* [Exercise instructions]
Gather each line of the entries below that includes "full".

Recorded data
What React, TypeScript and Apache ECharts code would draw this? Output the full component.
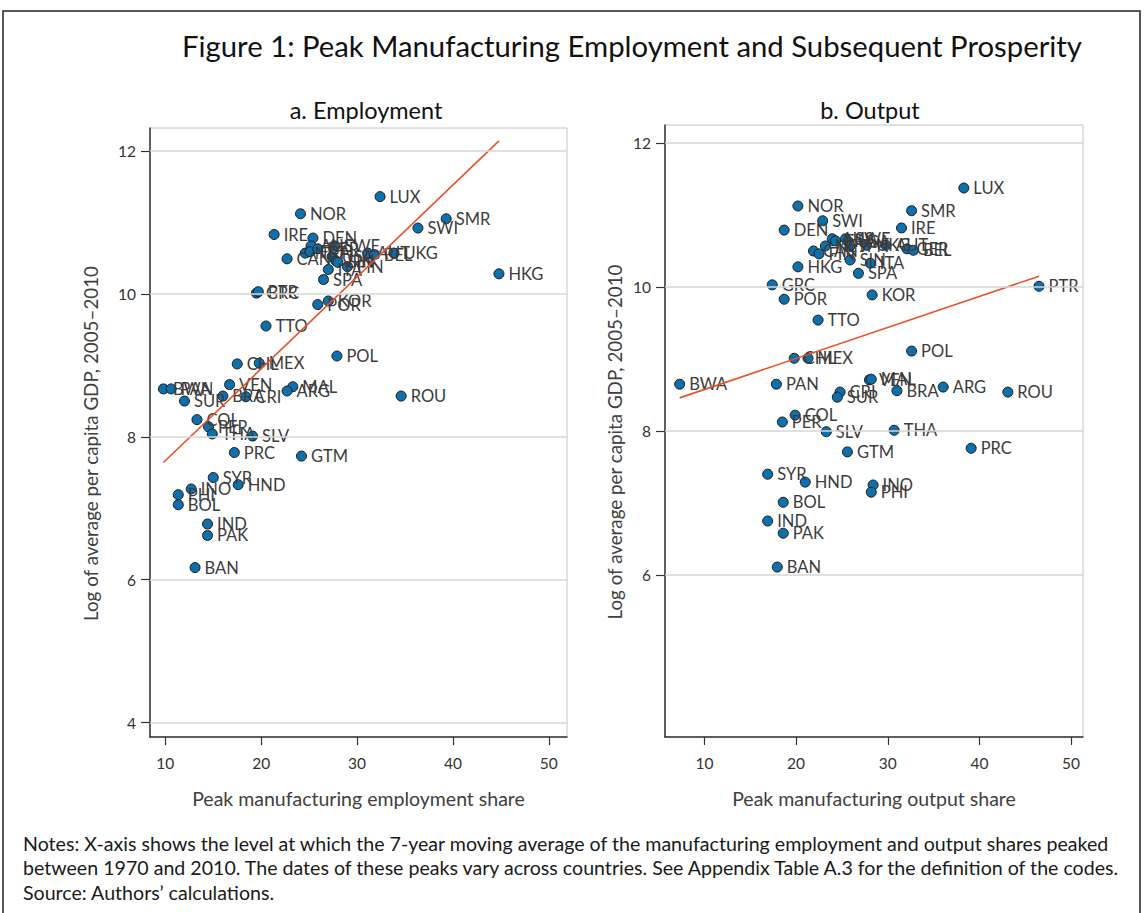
import React, { useEffect, useRef } from "react";
import * as echarts from "echarts";

// ---- Panel a: Employment ----
const codesEmp = ["LUX","NOR","SMR","SWI","IRE","DEN","AUS","SWE","NET","FRA","GER","USA","JPN","SIN","AUT","BEL","UKG","CAN","ITA","FIN","SPA","HKG","GRC","PTR","KOR","POR","TTO","POL","CHL","MEX","BWA","PAN","VEN","MAL","ARG","BRA","CRI","SUR","ROU","COL","PER","THA","SLV","PRC","GTM","SYR","HND","INO","PHI","BOL","IND","PAK","BAN"];
const empShare = [32.4,24.1,39.3,36.35,21.35,25.4,25.2,27.7,24.6,25.1,25.9,27.4,27.8,28.0,31.1,31.8,33.85,22.7,27.0,29.0,26.5,44.8,19.5,19.7,27.0,25.9,20.5,27.9,17.5,19.8,9.8,10.6,16.7,23.3,22.7,16.0,18.4,12.0,34.6,13.3,14.5,14.9,19.1,17.2,24.2,15.0,17.6,12.7,11.35,11.35,14.4,14.4,13.1];
const gdpEmp = [11.36,11.12,11.05,10.92,10.83,10.78,10.67,10.67,10.57,10.59,10.63,10.52,10.46,10.44,10.57,10.55,10.57,10.49,10.34,10.38,10.20,10.28,10.01,10.03,9.90,9.85,9.55,9.13,9.02,9.03,8.67,8.67,8.73,8.70,8.64,8.57,8.56,8.50,8.57,8.24,8.14,8.04,8.01,7.78,7.73,7.43,7.33,7.27,7.19,7.05,6.78,6.62,6.17];
const fitEmp = [[9.8, 7.64], [44.8, 12.14]];

// ---- Panel b: Output ----
const codesOut = ["LUX","NOR","SMR","SWI","IRE","DEN","AUS","FRA","SWE","USA","JPN","UKG","AUT","NET","CAN","FIN","GER","BEL","SIN","ITA","SPA","HKG","GRC","POR","KOR","PTR","TTO","POL","CHL","MEX","BWA","PAN","VEN","MAL","CRI","SUR","BRA","ARG","ROU","COL","PER","SLV","THA","GTM","PRC","SYR","HND","INO","PHI","BOL","IND","PAK","BAN"];
const outShare = [38.3,20.2,32.6,22.9,31.5,18.7,23.95,24.3,25.4,25.7,25.9,27.7,29.8,23.2,21.9,22.5,32.1,32.8,25.9,28.1,26.8,20.2,17.4,18.7,28.3,46.5,22.4,32.6,19.8,21.3,7.3,17.85,28.0,28.2,24.8,24.5,31.0,36.05,43.1,19.9,18.5,23.3,30.7,25.6,39.1,16.9,21.0,28.4,28.2,18.6,16.9,18.6,17.95];
const gdpOut = [11.375,11.125,11.06,10.92,10.82,10.79,10.67,10.64,10.67,10.63,10.57,10.58,10.58,10.57,10.50,10.46,10.53,10.51,10.375,10.33,10.19,10.28,10.03,9.83,9.89,10.01,9.54,9.11,9.01,9.01,8.65,8.65,8.71,8.72,8.54,8.47,8.56,8.61,8.54,8.22,8.125,7.99,8.01,7.71,7.76,7.40,7.29,7.25,7.15,7.01,6.75,6.58,6.11];
const fitOut = [[7.3, 8.46], [46.5, 10.15]];

const xTicks = [10, 20, 30, 40, 50];
const yTicksEmp = [4, 6, 8, 10, 12];
const yTicksOut = [6, 8, 10, 12];

const FONT = "Lato";
const BLUE = "#0f6fab";
const RED = "#e8502a";

function pts(codes: string[], xs: number[], ys: number[]) {
  return codes.map((c, i) => ({ name: c, value: [xs[i], ys[i]] }));
}

export default function App() {
  const ref = useRef<HTMLDivElement>(null);
  useEffect(() => {
    document.body.style.margin = "0";
    const chart = echarts.init(ref.current!, null, { renderer: "svg" });
    const axisX = (idx: number, min: number, max: number, name: string) => ({
      type: "value", gridIndex: idx, min, max,
      name, nameLocation: "middle", nameGap: 51,
      nameTextStyle: { fontFamily: FONT, fontSize: 19.5, color: "#404040" },
      axisLine: { show: true, onZero: false, lineStyle: { color: "#333", width: 1.5 } },
      axisTick: { show: true, length: 8, customValues: xTicks, lineStyle: { color: "#333", width: 1.2 } },
      axisLabel: { customValues: xTicks, margin: 18, fontFamily: FONT, fontSize: 15.5, color: "#333" },
      splitLine: { show: false },
    });
    const axisY = (idx: number, min: number, max: number, ticks: number[], gap: number) => ({
      type: "value", gridIndex: idx, min, max,
      name: "Log of average per capita GDP, 2005\u20132010", nameLocation: "middle", nameGap: gap,
      nameTextStyle: { fontFamily: FONT, fontSize: 18.8, color: "#404040", padding: [0, 22, 0, 0] },
      axisLine: { show: true, onZero: false, lineStyle: { color: "#333", width: 1.5 } },
      axisTick: { show: true, length: 9, customValues: ticks, lineStyle: { color: "#333", width: 1.2 } },
      axisLabel: { customValues: ticks, margin: 14, fontFamily: FONT, fontSize: 15.5, color: "#333" },
      splitLine: { show: false },
    });
    const gridLines = (idx: number, ticks: number[]) => ({
      type: "line", xAxisIndex: idx, yAxisIndex: idx, data: [], z: 1, silent: true,
      markLine: {
        silent: true, symbol: "none", label: { show: false }, animation: false,
        lineStyle: { color: "#d6d6d6", width: 1.5, type: "solid" },
        data: ticks.map((v) => ({ yAxis: v })),
      },
    });
    const scatter = (idx: number, data: any[]) => ({
      type: "scatter", xAxisIndex: idx, yAxisIndex: idx, data, z: 3,
      symbolSize: 10,
      itemStyle: { color: BLUE, borderColor: "#1a1a1a", borderWidth: 1, opacity: 1 },
      label: {
        show: true, position: "right", distance: 4, formatter: "{b}",
        fontFamily: FONT, fontSize: 16.5, color: "#3c3c3c", offset: [0, 2],
      },
      labelLayout: { hideOverlap: false },
    });
    const fit = (idx: number, data: number[][]) => ({
      type: "line", xAxisIndex: idx, yAxisIndex: idx, data, z: 4,
      showSymbol: false, symbol: "none",
      lineStyle: { color: RED, width: 1.6 },
    });
    const noteLines = [
      "Notes: X-axis shows the level at which the 7-year moving average of the manufacturing employment and output shares peaked",
      "between 1970 and 2010. The dates of these peaks vary across countries. See Appendix Table A.3 for the definition of the codes.",
      "Source: Authors\u2019 calculations.",
    ];
    chart.setOption({
      animation: false,
      backgroundColor: "#ffffff",
      textStyle: { fontFamily: FONT },
      grid: [
        { left: 150, top: 128, width: 417, bottom: 176, show: true, borderColor: "#c4c4c4", borderWidth: 1, backgroundColor: "transparent" },
        { left: 665, top: 125, width: 418, bottom: 176, show: true, borderColor: "#c4c4c4", borderWidth: 1, backgroundColor: "transparent" },
      ],
      xAxis: [
        axisX(0, 8.4, 51.9, "Peak manufacturing employment share"),
        axisX(1, 5.7, 51.3, "Peak manufacturing output share"),
      ],
      yAxis: [
        axisY(0, 3.8, 12.32, yTicksEmp, 50),
        axisY(1, 3.75, 12.25, yTicksOut, 41),
      ],
      graphic: [
        { type: "rect", shape: { x: 3, y: 11, width: 1137, height: 920 }, style: { fill: "none", stroke: "#222", lineWidth: 1.5 }, silent: true },
        { type: "text", x: 632, y: 45, style: { text: "Figure 1: Peak Manufacturing Employment and Subsequent Prosperity", fontFamily: FONT, fontSize: 29.3, fill: "#111", textAlign: "center", textVerticalAlign: "middle" } },
        { type: "text", x: 366, y: 110, style: { text: "a. Employment", fontFamily: FONT, fontSize: 23.5, fill: "#111", textAlign: "center", textVerticalAlign: "middle" } },
        { type: "text", x: 870, y: 110, style: { text: "b. Output", fontFamily: FONT, fontSize: 23.5, fill: "#111", textAlign: "center", textVerticalAlign: "middle" } },
        ...noteLines.map((t, i) => ({
          type: "text", x: 23, y: 843 + i * 24.5,
          style: { text: t, fontFamily: FONT, fontSize: 19.6, fill: "#1a1a1a", textAlign: "left", textVerticalAlign: "middle" },
        })),
      ],
      series: [
        gridLines(0, yTicksEmp),
        gridLines(1, yTicksOut),
        scatter(0, pts(codesEmp, empShare, gdpEmp)),
        scatter(1, pts(codesOut, outShare, gdpOut)),
        fit(0, fitEmp),
        fit(1, fitOut),
      ],
    });
    return () => chart.dispose();
  }, []);
  return <div ref={ref} style={{ width: 1144, height: 913 }} />;
}
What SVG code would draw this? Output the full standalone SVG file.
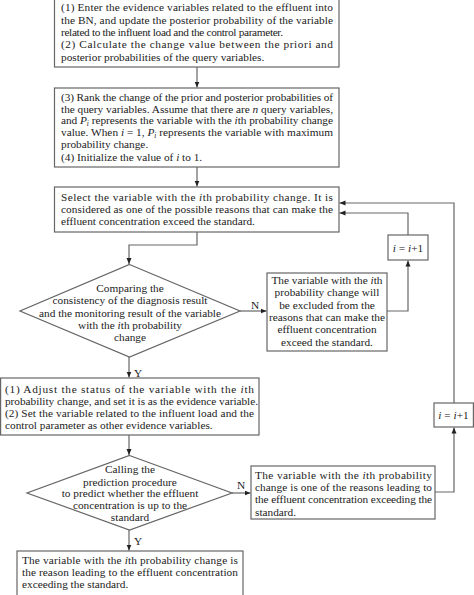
<svg xmlns="http://www.w3.org/2000/svg" width="474" height="595" viewBox="0 0 474 595">
<style>
.b{fill:#fff;stroke:#666;stroke-width:1.2}
.c{fill:none;stroke:#666;stroke-width:1.2}
text{font-family:"Liberation Serif","Times New Roman",serif;font-size:11.3px;fill:#222}
.m{text-anchor:middle}
.i{font-style:italic}
.s{font-style:italic;font-size:7.5px}
</style>
<defs>
<marker id="ah" markerUnits="userSpaceOnUse" markerWidth="7" markerHeight="6" refX="6" refY="3" orient="auto">
<path d="M0,0.5 L6,3 L0,5.5 z" fill="#222"/>
</marker>
</defs>
<rect width="474" height="595" fill="#fff"/>
<g id="connectors">
<path class="c" d="M197,67 V87.5" marker-end="url(#ah)"/>
<path class="c" d="M197,167 V186.5" marker-end="url(#ah)"/>
<path class="c" d="M197,232 V245 H129 V264" marker-end="url(#ah)"/>
<path class="c" d="M240,311 H266.5" marker-end="url(#ah)"/>
<path class="c" d="M387,311 H408 V260.5" marker-end="url(#ah)"/>
<path class="c" d="M408,235 V213 H339.5" marker-end="url(#ah)"/>
<path class="c" d="M454,403 V203 H339.5" marker-end="url(#ah)"/>
<path class="c" d="M129,357 V377.5" marker-end="url(#ah)"/>
<path class="c" d="M129,435 V455" marker-end="url(#ah)"/>
<path class="c" d="M232,493 H250.5" marker-end="url(#ah)"/>
<path class="c" d="M435,492 H454 V427.5" marker-end="url(#ah)"/>
<path class="c" d="M129,530 V550.5" marker-end="url(#ah)"/>
<text x="255" y="309" class="m">N</text>
<text x="138" y="377" class="m">Y</text>
<text x="241" y="489" class="m">N</text>
<text x="138" y="545" class="m">Y</text>
</g>
<g id="step1">
<rect class="b" x="54.5" y="-5" width="284.5" height="72"/>
<text x="61" y="11.3" textLength="272" lengthAdjust="spacing">(1) Enter the evidence variables related to the effluent into</text>
<text x="61" y="23.7" textLength="272" lengthAdjust="spacing">the BN, and update the posterior probability of the variable</text>
<text x="61" y="36.1" textLength="222" lengthAdjust="spacing">related to the influent load and the control parameter.</text>
<text x="61" y="48.4" textLength="272" lengthAdjust="spacing">(2) Calculate the change value between the priori and</text>
<text x="61" y="60.7">posterior probabilities of the query variables.</text>
</g>
<g id="step2">
<rect class="b" x="54.5" y="88" width="284.5" height="79"/>
<text x="61" y="100.7" textLength="272" lengthAdjust="spacing">(3) Rank the change of the prior and posterior probabilities of</text>
<text x="61" y="112.5" textLength="272" lengthAdjust="spacing">the query variables. Assume that there are <tspan class="i">n</tspan> query variables,</text>
<text x="61" y="124.3" textLength="272" lengthAdjust="spacing">and <tspan class="i">P</tspan><tspan class="s" dy="1.5">i</tspan><tspan dy="-1.5"> represents the variable with the </tspan><tspan class="i">i</tspan>th probability change</text>
<text x="61" y="136.3" textLength="272" lengthAdjust="spacing">value. When <tspan class="i">i</tspan> = 1, <tspan class="i">P</tspan><tspan class="s" dy="1.5">i</tspan><tspan dy="-1.5"> represents the variable with maximum</tspan></text>
<text x="61" y="148.4">probability change.</text>
<text x="61" y="160.6">(4) Initialize the value of <tspan class="i">i</tspan> to 1.</text>
</g>
<g id="select">
<rect class="b" x="54.5" y="187" width="284.5" height="45"/>
<text x="61" y="201" textLength="272" lengthAdjust="spacing">Select the variable with the <tspan class="i">i</tspan>th probability change. It is</text>
<text x="61" y="213" textLength="272" lengthAdjust="spacing">considered as one of the possible reasons that can make the</text>
<text x="61" y="225">effluent concentration exceed the standard.</text>
</g>
<g id="compare">
<path class="b" d="M129.5,264.5 L240,311 L129.5,357 L20,311 Z"/>
<text x="130" y="292" class="m">Comparing the</text>
<text x="130" y="304" class="m">consistency of the diagnosis result</text>
<text x="130" y="316.5" class="m">and the monitoring result of the variable</text>
<text x="130" y="329" class="m">with the <tspan class="i">i</tspan>th probability</text>
<text x="130" y="341" class="m">change</text>
</g>
<g id="excluded">
<rect class="b" x="267" y="273" width="120" height="78"/>
<text x="327" y="284" class="m">The variable with the <tspan class="i">i</tspan>th</text>
<text x="327" y="296.3" class="m">probability change will</text>
<text x="327" y="308.6" class="m">be excluded from the</text>
<text x="327" y="320.9" class="m">reasons that can make the</text>
<text x="327" y="333.2" class="m">effluent concentration</text>
<text x="327" y="345.5" class="m">exceed the standard.</text>
</g>
<g id="inc1">
<rect class="b" x="388" y="235" width="40" height="25"/>
<text x="408" y="251.5" class="m"><tspan class="i">i</tspan> = <tspan class="i">i</tspan>+1</text>
</g>
<g id="adjust">
<rect class="b" x="0.6" y="378" width="258.4" height="57"/>
<text x="5" y="393" textLength="249" lengthAdjust="spacing">(1) Adjust the status of the variable with the <tspan class="i">i</tspan>th</text>
<text x="5" y="405" textLength="253" lengthAdjust="spacing">probability change, and set it is as the evidence variable.</text>
<text x="5" y="417" textLength="249" lengthAdjust="spacing">(2) Set the variable related to the influent load and the</text>
<text x="5" y="429">control parameter as other evidence variables.</text>
</g>
<g id="predict">
<path class="b" d="M129.5,455.5 L232,493 L129.5,530 L27,493 Z"/>
<text x="130" y="473" class="m">Calling the</text>
<text x="130" y="485.5" class="m">prediction procedure</text>
<text x="130" y="497" class="m">to predict whether the effluent</text>
<text x="130" y="509" class="m">concentration is up to the</text>
<text x="130" y="521" class="m">standard</text>
</g>
<g id="oneof">
<rect class="b" x="251" y="466" width="184" height="53"/>
<text x="255" y="479" textLength="177" lengthAdjust="spacing">The variable with the <tspan class="i">i</tspan>th probability</text>
<text x="255" y="491" textLength="177" lengthAdjust="spacing">change is one of the reasons leading to</text>
<text x="255" y="503" textLength="177" lengthAdjust="spacing">the effluent concentration exceeding the</text>
<text x="255" y="515.5">standard.</text>
</g>
<g id="inc2">
<rect class="b" x="434" y="403" width="39.4" height="24"/>
<text x="453.5" y="419" class="m"><tspan class="i">i</tspan> = <tspan class="i">i</tspan>+1</text>
</g>
<g id="reason">
<rect class="b" x="17" y="551" width="226" height="55"/>
<text x="22" y="564" textLength="216" lengthAdjust="spacing">The variable with the <tspan class="i">i</tspan>th probability change is</text>
<text x="22" y="576" textLength="216" lengthAdjust="spacing">the reason leading to the effluent concentration</text>
<text x="22" y="588">exceeding the standard.</text>
</g>
</svg>
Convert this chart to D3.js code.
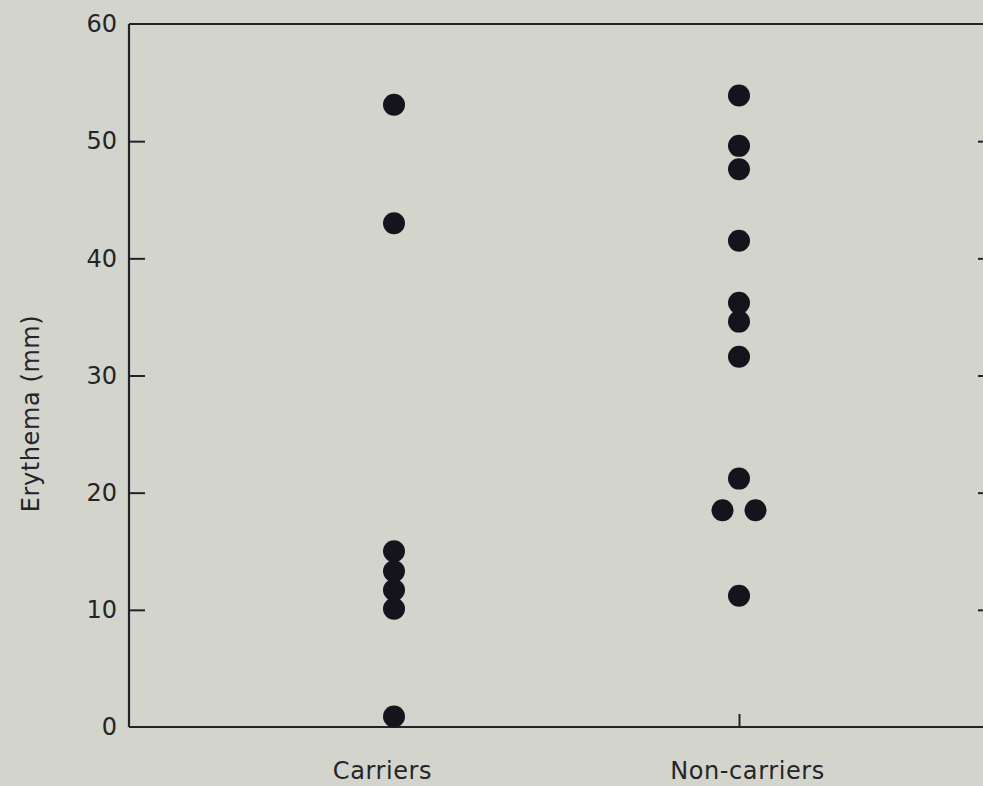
<!DOCTYPE html>
<html>
<head>
<meta charset="utf-8">
<script src="https://cdn.jsdelivr.net/npm/d3@7"></script>
<style>
  html, body { margin: 0; padding: 0; background: #d3d4cc; }
  svg { display: block; }
  text { font-family: "DejaVu Sans", sans-serif; fill: #24242a; }
</style>
</head>
<body>
<div id="chart"></div>
<script>
// Groups on the x axis
const groups = ["Carriers", "Non-carriers"];

// Erythema values (mm)
const carriers = [53.1, 43.0, 15.0, 13.3, 11.7, 10.1, 0.9];
const nonCarriers = [53.9, 49.6, 47.6, 41.5, 36.2, 34.6, 31.6, 21.2, 18.5, 18.5, 11.2];

const yTicks = [0, 10, 20, 30, 40, 50, 60];

const width = 983, height = 786;
const margin = { top: 24, right: -9, bottom: 59, left: 129 };
const plotW = width - margin.left - margin.right;
const plotH = height - margin.top - margin.bottom;

const svg = d3.select("#chart").append("svg")
    .attr("width", width)
    .attr("height", height);

const g = svg.append("g")
    .attr("transform", `translate(${margin.left},${margin.top})`);

const y = d3.scaleLinear().domain([0, 60]).range([plotH, 0]);
const x = d3.scalePoint().domain(groups).range([265, 610]);

const ink = "#222228";

// frame: left, top, bottom, right (right runs off the page)
g.append("line").attr("x1", 0).attr("x2", 0).attr("y1", 0).attr("y2", plotH)
    .attr("stroke", ink).attr("stroke-width", 2.2);
g.append("line").attr("x1", 0).attr("x2", plotW).attr("y1", 0).attr("y2", 0)
    .attr("stroke", ink).attr("stroke-width", 2.2);
g.append("line").attr("x1", 0).attr("x2", plotW).attr("y1", plotH).attr("y2", plotH)
    .attr("stroke", ink).attr("stroke-width", 2.2);
g.append("line").attr("x1", plotW).attr("x2", plotW).attr("y1", 0).attr("y2", plotH)
    .attr("stroke", ink).attr("stroke-width", 2.2);

// left axis, ticks pointing inward
const yAxis = g.append("g").call(d3.axisLeft(y).tickValues(yTicks).tickSize(-16).tickPadding(12));
yAxis.select(".domain").remove();
yAxis.selectAll(".tick line").attr("stroke", ink).attr("stroke-width", 2)
    .filter(d => d === 0 || d === 60).remove();
yAxis.selectAll(".tick text").attr("font-size", 24)
    .attr("font-family", "DejaVu Sans").attr("fill", "#24242a");

// right axis ticks, also inward
const yAxisR = g.append("g").attr("transform", `translate(${plotW},0)`)
    .call(d3.axisRight(y).tickValues(yTicks.slice(1, -1)).tickSize(-14).tickFormat(""));
yAxisR.select(".domain").remove();
yAxisR.selectAll(".tick line").attr("stroke", ink).attr("stroke-width", 2);

// bottom axis: small inward ticks, labels below
const xAxis = g.append("g").attr("transform", `translate(0,${plotH})`)
    .call(d3.axisBottom(x).tickSize(-13).tickPadding(35));
xAxis.select(".domain").remove();
xAxis.selectAll(".tick line").attr("stroke", ink).attr("stroke-width", 2);
xAxis.selectAll(".tick text").attr("font-size", 24).attr("letter-spacing", "0.6px")
    .attr("font-family", "DejaVu Sans").attr("fill", "#24242a")
    .attr("dx", d => d === groups[0] ? -12 : 8);

// y label
svg.append("text")
    .attr("transform", `translate(39,${margin.top + plotH / 2 + 38}) rotate(-90)`)
    .attr("text-anchor", "middle")
    .attr("font-size", 24)
    .attr("letter-spacing", "0.6px")
    .text("Erythema (mm)");

// build points, spreading tied values sideways
const series = [carriers, nonCarriers];
const points = [];
series.forEach((vals, gi) => {
    const byVal = d3.group(vals, v => v);
    byVal.forEach((arr, v) => {
        arr.forEach((_, i) => {
            points.push({ group: groups[gi], value: v, dx: (i - (arr.length - 1) / 2) * 33 });
        });
    });
});

g.selectAll("circle.dot")
    .data(points)
    .enter()
    .append("circle")
    .attr("class", "dot")
    .attr("cx", d => x(d.group) + d.dx)
    .attr("cy", d => y(d.value))
    .attr("r", 11)
    .attr("fill", "#15141d");
</script>
</body>
</html>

* [Solution]
What React, TypeScript and Apache ECharts code would draw this? Output the full component.
What SVG code would draw this? Output the full standalone SVG file.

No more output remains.